AP2 is Google's authorization and trust framework, chain-agnostic, compatible with both cards and stablecoins. The A2A x402 extension is production-ready for crypto; the card implementation is still maturing. ACP launched in ChatGPT's Instant Checkout in February, then OpenAI pivoted to an app-based model in March. Open standard with Stripe and Shopify support, but the direction shifted fast.
Visa has a formal named role on MPP only. But that framing misses what matters structurally. If an agent funds an x402 wallet with a Visa card, Visa collects upstream. If AP2 card implementations go live, Visa is already in the stack. The card network does not need to appear in a protocol spec to capture the settlement.
What Visa actually built
CLI and the MPP spec are the developer-facing products. What runs underneath is already live and larger than either.
In December 2025, Visa launched USDC settlement in the US. Cross River Bank and Lead Bank are settling Visa obligations in USDC over Solana, 7 days a week, at $3.5B annualized volume. Visa is also a design partner on Circle's Arc, a new L1 built to handle Visa-scale settlement volume, with Visa planning to run a validator node once Arc goes live.

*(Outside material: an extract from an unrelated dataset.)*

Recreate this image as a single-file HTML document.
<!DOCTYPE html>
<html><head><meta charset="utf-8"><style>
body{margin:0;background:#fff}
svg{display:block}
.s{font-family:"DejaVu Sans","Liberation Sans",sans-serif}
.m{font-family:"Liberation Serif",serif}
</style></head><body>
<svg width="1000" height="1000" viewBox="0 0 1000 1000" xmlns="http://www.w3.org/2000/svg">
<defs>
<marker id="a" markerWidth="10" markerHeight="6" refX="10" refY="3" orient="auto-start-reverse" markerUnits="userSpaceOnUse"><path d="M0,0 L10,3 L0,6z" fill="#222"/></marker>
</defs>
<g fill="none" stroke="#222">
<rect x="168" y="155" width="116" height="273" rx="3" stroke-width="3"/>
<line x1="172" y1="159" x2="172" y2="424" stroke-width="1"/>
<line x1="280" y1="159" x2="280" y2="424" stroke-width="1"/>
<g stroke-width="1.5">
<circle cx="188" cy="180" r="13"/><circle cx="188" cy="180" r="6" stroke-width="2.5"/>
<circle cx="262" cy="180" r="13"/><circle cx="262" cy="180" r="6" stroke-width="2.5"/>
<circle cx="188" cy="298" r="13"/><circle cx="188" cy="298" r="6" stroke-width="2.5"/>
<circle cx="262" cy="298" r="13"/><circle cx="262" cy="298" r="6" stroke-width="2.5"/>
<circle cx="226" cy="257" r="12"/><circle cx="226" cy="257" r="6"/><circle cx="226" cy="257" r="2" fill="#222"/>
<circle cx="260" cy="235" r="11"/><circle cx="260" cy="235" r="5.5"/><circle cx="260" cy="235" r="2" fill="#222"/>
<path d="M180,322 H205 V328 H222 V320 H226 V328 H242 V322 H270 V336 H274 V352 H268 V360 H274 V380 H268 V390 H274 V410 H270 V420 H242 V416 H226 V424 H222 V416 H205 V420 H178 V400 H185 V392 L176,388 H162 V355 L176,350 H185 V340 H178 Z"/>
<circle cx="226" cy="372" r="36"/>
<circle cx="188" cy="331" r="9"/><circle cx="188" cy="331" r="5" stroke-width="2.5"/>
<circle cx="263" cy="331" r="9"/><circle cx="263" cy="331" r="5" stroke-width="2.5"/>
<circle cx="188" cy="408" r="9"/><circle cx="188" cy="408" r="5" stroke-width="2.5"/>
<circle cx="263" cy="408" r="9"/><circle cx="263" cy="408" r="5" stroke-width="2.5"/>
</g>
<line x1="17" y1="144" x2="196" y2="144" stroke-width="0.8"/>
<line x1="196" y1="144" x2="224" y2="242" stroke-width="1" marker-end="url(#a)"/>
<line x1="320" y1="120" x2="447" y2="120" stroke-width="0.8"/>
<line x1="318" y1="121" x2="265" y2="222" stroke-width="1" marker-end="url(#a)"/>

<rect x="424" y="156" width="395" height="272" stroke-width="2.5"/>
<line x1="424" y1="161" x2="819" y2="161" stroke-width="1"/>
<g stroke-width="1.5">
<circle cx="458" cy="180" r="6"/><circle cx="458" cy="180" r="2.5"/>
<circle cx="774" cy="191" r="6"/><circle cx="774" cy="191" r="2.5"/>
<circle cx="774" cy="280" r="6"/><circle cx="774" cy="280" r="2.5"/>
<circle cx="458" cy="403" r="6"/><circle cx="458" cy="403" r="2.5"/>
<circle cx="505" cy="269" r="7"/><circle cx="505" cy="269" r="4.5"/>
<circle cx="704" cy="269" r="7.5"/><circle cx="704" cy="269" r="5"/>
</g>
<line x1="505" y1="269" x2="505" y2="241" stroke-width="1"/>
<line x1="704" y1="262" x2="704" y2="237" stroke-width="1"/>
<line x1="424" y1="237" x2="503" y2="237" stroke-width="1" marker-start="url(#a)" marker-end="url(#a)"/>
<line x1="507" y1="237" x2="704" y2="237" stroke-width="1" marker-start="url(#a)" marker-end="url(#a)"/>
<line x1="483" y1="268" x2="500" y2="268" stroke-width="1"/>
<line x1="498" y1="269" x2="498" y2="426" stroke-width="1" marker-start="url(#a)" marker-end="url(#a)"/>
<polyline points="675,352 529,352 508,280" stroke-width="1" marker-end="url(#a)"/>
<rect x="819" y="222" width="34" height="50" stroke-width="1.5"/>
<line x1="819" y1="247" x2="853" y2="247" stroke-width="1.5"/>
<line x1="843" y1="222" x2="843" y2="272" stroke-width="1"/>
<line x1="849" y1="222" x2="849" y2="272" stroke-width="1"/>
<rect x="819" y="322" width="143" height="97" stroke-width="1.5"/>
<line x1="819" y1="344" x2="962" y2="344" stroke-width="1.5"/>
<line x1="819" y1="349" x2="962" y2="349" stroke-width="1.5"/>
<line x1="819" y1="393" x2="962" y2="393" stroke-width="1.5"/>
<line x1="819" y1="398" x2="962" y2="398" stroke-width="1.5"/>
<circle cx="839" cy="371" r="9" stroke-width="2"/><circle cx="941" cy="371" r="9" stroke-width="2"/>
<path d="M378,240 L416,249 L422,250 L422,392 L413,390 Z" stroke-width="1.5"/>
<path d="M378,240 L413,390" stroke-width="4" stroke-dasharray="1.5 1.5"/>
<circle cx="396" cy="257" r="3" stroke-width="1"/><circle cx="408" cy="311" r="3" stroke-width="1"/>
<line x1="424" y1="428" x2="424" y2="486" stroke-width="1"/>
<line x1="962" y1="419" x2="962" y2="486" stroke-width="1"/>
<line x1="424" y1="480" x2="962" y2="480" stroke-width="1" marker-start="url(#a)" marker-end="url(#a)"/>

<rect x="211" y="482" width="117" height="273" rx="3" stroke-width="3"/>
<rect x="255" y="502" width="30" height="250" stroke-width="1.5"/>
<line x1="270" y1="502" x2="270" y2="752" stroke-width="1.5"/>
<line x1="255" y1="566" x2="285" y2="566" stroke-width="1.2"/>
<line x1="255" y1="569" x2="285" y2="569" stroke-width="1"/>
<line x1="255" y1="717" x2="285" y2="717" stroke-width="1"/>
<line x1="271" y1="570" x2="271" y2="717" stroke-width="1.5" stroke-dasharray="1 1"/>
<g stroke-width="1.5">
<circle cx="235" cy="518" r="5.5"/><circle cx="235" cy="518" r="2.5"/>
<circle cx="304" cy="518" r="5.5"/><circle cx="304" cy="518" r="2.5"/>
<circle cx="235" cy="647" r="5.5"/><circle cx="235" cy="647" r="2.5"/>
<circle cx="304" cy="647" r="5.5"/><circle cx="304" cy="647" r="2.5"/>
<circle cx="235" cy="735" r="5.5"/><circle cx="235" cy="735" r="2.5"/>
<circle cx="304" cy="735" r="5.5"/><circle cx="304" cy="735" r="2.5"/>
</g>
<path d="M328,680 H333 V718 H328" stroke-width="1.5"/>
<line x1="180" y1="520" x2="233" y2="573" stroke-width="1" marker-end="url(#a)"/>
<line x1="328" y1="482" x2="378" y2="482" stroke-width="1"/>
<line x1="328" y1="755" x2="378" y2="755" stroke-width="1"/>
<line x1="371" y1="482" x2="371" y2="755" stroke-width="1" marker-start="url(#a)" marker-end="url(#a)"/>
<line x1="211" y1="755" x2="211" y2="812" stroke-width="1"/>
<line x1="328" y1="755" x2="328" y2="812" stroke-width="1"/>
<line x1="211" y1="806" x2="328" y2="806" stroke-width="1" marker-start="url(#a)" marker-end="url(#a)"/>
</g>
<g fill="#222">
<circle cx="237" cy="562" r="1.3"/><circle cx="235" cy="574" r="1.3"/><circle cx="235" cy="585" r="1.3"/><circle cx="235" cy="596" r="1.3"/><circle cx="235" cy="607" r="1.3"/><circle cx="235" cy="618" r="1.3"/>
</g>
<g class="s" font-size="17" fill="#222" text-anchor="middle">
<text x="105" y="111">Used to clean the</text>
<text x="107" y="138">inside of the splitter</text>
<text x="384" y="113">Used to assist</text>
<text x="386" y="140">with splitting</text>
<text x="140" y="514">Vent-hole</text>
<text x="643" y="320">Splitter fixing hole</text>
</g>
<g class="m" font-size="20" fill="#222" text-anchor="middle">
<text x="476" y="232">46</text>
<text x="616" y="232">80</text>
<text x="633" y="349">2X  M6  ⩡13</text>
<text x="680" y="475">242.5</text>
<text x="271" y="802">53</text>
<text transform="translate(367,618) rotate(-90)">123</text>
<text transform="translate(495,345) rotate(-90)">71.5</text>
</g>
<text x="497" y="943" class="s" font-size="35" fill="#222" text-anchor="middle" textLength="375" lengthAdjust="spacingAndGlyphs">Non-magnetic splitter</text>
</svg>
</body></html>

Stack it together: the CLI brings card infrastructure into developer workflows where x402 and MPP are competing. The MPP card spec means Visa collects if MPP wins. The $3.5B USDC settlement layer means Visa is inside the stablecoin stack if any stablecoin rail scales. Arc gives Visa a validator stake in the settlement blockchain purpose-built for this traffic. Rubail Birwadker, Visa's global head of growth products, framed it plainly: "For these kinds of payments to scale, security isn't optional, it has to be built into every layer." That is how a 50-year-old card network makes itself indispensable to infrastructure that was supposed to route around it.
What to watch
The immediate signal is Visa CLI's developer adoption rate out of closed beta. If the GitHub waitlist converts and builders start shipping agents on card rails, Visa has a distribution wedge into the agentic stack that x402 and MPP cannot easily replicate. Neither Coinbase nor Stripe has 50 years of card acceptance infrastructure behind them.

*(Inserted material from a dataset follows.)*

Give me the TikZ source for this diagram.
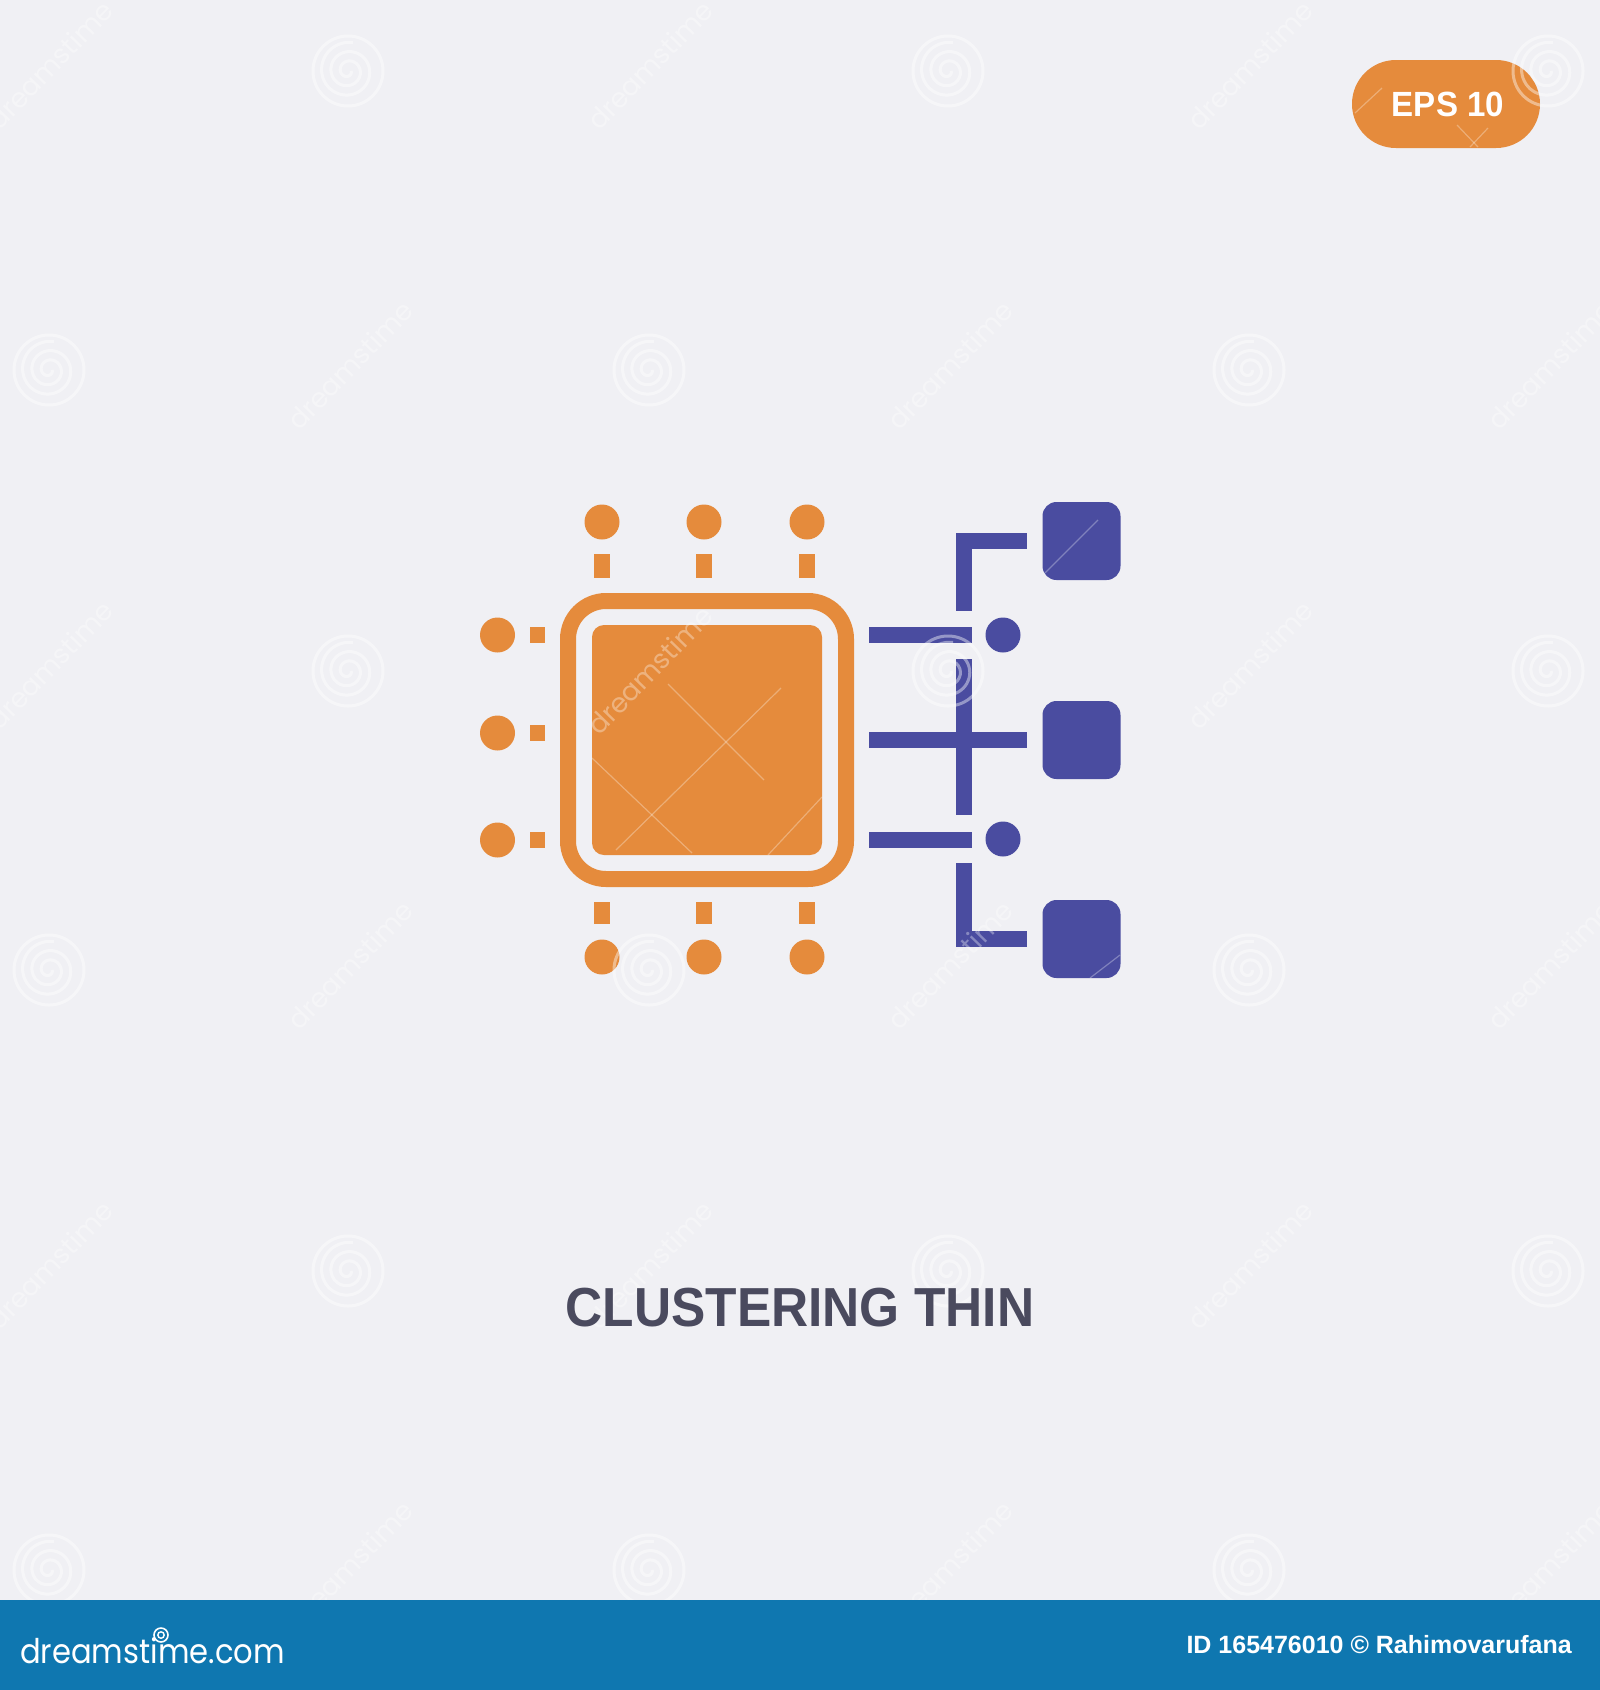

The risk is fragmentation. If x402 or MPP gains enough volume on stablecoin rails that developers stop reaching for cards entirely, Visa's card-native CLI becomes a niche product rather than a foundation. The longer read is Arc. If Circle's L1 goes live with Visa running a validator, Visa is no longer just a card network with crypto exposure. That is a different company than the one CT thinks it is watching.